▶ **WHAT THIS TASK INVOLVES**: Extract every line below that contains the word "with".

▶ **DATA SUPPLIED**:
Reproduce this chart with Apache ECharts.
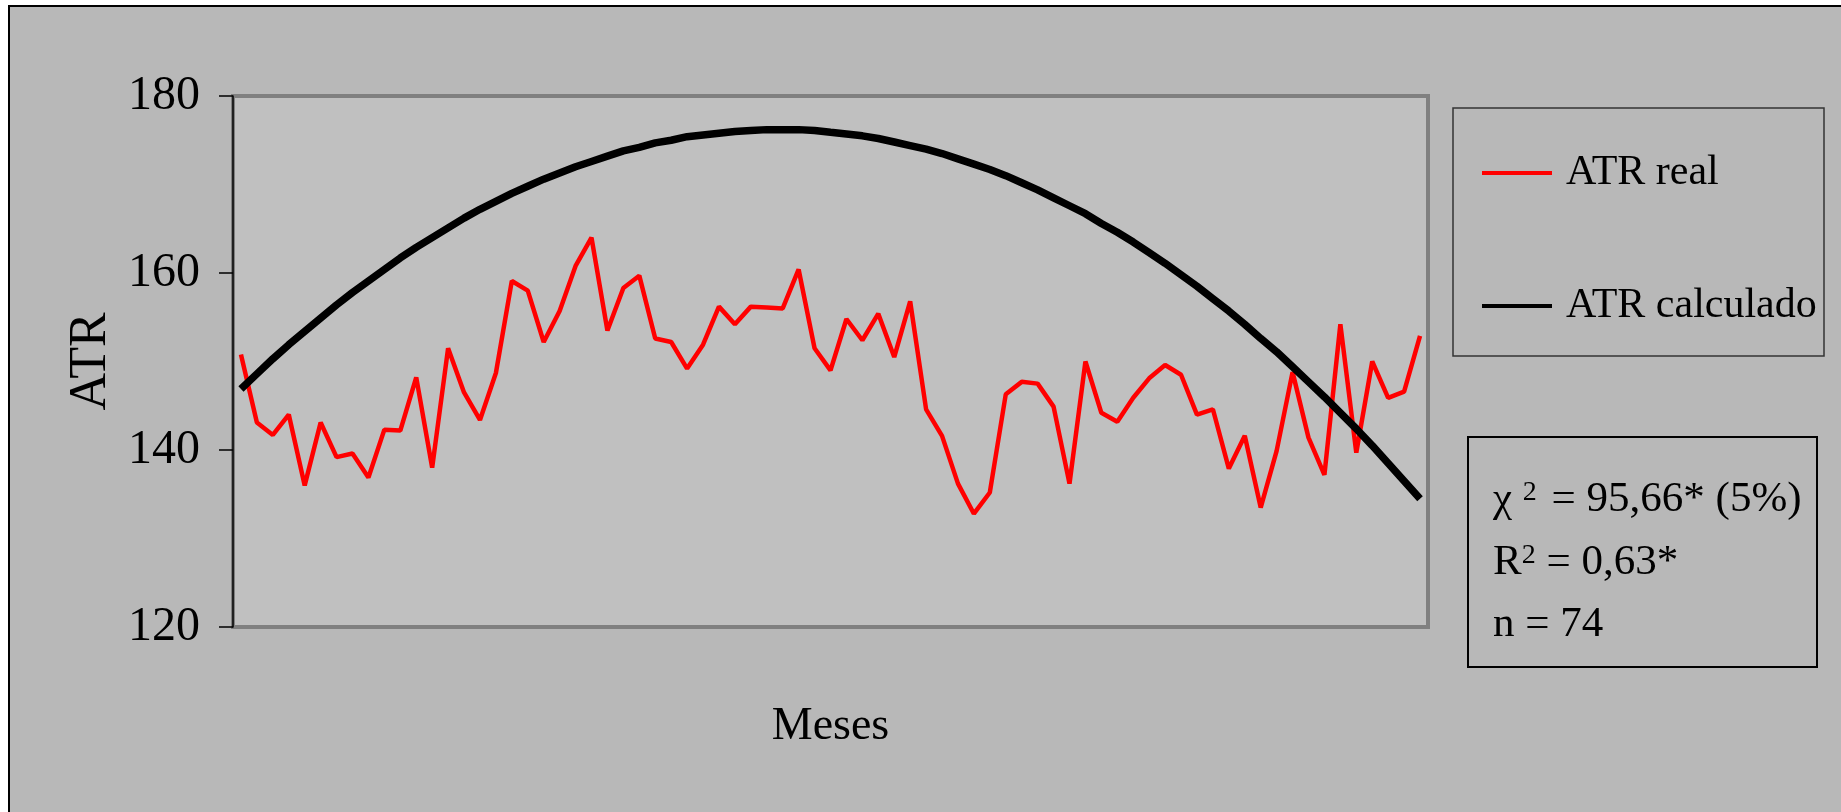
* * *
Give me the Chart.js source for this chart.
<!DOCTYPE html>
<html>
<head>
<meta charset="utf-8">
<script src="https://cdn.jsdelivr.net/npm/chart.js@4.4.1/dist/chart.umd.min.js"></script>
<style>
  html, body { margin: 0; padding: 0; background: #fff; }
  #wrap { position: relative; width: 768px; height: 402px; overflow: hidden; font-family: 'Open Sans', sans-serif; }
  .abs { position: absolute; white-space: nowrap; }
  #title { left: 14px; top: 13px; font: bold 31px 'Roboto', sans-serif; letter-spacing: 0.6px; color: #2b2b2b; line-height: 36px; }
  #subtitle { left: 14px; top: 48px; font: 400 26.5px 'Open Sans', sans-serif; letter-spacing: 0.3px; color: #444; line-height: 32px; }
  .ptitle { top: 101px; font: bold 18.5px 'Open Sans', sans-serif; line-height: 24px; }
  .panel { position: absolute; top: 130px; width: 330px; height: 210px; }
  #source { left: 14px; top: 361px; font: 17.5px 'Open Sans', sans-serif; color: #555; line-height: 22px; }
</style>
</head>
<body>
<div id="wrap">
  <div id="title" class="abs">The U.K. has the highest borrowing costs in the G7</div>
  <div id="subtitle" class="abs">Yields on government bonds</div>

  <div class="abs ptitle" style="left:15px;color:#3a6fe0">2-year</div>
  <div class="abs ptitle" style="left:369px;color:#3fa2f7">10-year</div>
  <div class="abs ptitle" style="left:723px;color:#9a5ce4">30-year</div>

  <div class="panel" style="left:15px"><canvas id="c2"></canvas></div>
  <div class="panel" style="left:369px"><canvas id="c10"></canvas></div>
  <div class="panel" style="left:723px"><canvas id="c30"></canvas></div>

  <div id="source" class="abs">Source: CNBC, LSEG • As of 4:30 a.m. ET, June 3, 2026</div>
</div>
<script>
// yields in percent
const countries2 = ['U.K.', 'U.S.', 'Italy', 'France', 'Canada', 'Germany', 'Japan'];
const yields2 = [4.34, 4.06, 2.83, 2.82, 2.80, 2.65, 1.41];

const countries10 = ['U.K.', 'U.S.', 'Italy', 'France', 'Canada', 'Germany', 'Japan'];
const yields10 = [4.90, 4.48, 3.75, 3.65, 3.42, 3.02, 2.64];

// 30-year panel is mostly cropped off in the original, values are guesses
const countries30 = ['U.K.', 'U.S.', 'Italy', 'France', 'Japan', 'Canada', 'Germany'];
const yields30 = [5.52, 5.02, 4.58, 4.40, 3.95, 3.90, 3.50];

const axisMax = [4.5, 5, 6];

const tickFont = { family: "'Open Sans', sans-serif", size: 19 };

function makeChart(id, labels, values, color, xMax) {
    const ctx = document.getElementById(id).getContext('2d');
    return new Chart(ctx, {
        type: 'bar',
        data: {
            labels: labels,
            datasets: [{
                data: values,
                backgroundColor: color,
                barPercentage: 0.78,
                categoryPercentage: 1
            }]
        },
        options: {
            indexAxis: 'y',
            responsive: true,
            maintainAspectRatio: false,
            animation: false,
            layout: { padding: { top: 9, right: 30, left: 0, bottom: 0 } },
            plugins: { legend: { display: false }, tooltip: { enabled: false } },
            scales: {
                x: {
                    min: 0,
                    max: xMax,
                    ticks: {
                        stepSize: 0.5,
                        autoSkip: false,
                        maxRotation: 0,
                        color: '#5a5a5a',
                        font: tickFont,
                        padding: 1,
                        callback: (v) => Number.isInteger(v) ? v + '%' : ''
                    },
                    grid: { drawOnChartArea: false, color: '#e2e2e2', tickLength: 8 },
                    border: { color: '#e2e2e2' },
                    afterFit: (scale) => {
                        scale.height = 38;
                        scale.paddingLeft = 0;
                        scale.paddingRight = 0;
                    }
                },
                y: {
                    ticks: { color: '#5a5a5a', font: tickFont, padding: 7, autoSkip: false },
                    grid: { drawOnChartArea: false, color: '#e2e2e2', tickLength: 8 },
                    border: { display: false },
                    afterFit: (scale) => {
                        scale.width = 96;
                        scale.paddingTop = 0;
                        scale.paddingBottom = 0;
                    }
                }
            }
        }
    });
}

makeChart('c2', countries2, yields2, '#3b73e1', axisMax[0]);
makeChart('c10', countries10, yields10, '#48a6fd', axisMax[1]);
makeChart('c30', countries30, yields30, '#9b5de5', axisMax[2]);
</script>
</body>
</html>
---
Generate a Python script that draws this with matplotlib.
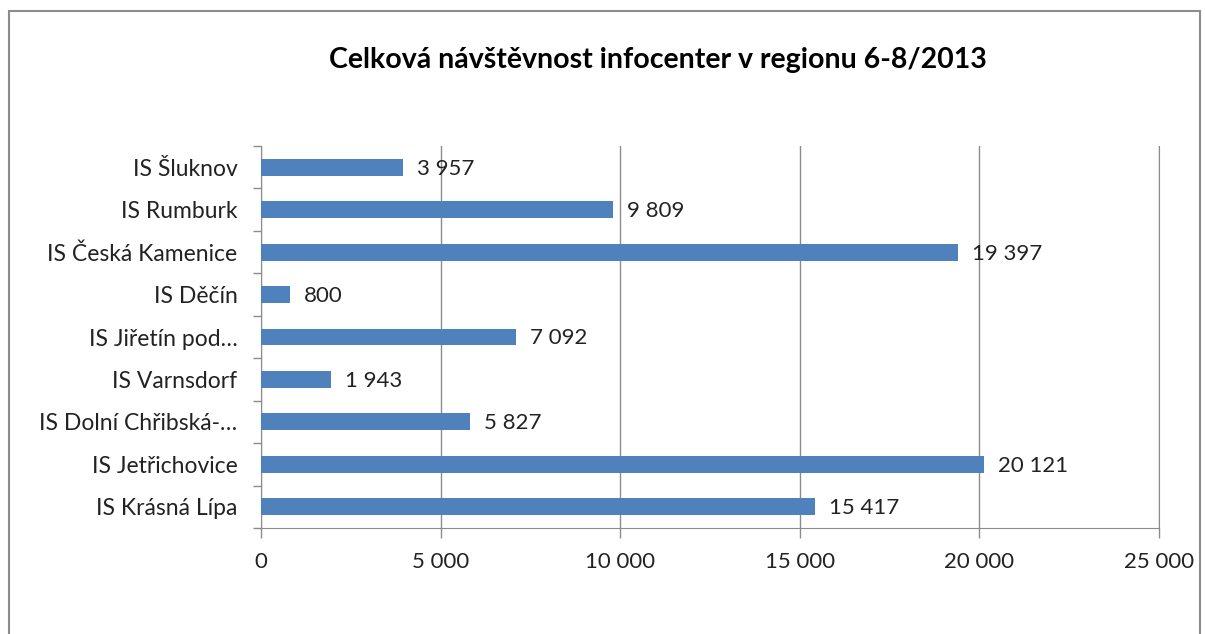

▶ **ANSWER BELOW**:
Reproduce this chart with Apache ECharts.
Generate a Python script that draws this with matplotlib.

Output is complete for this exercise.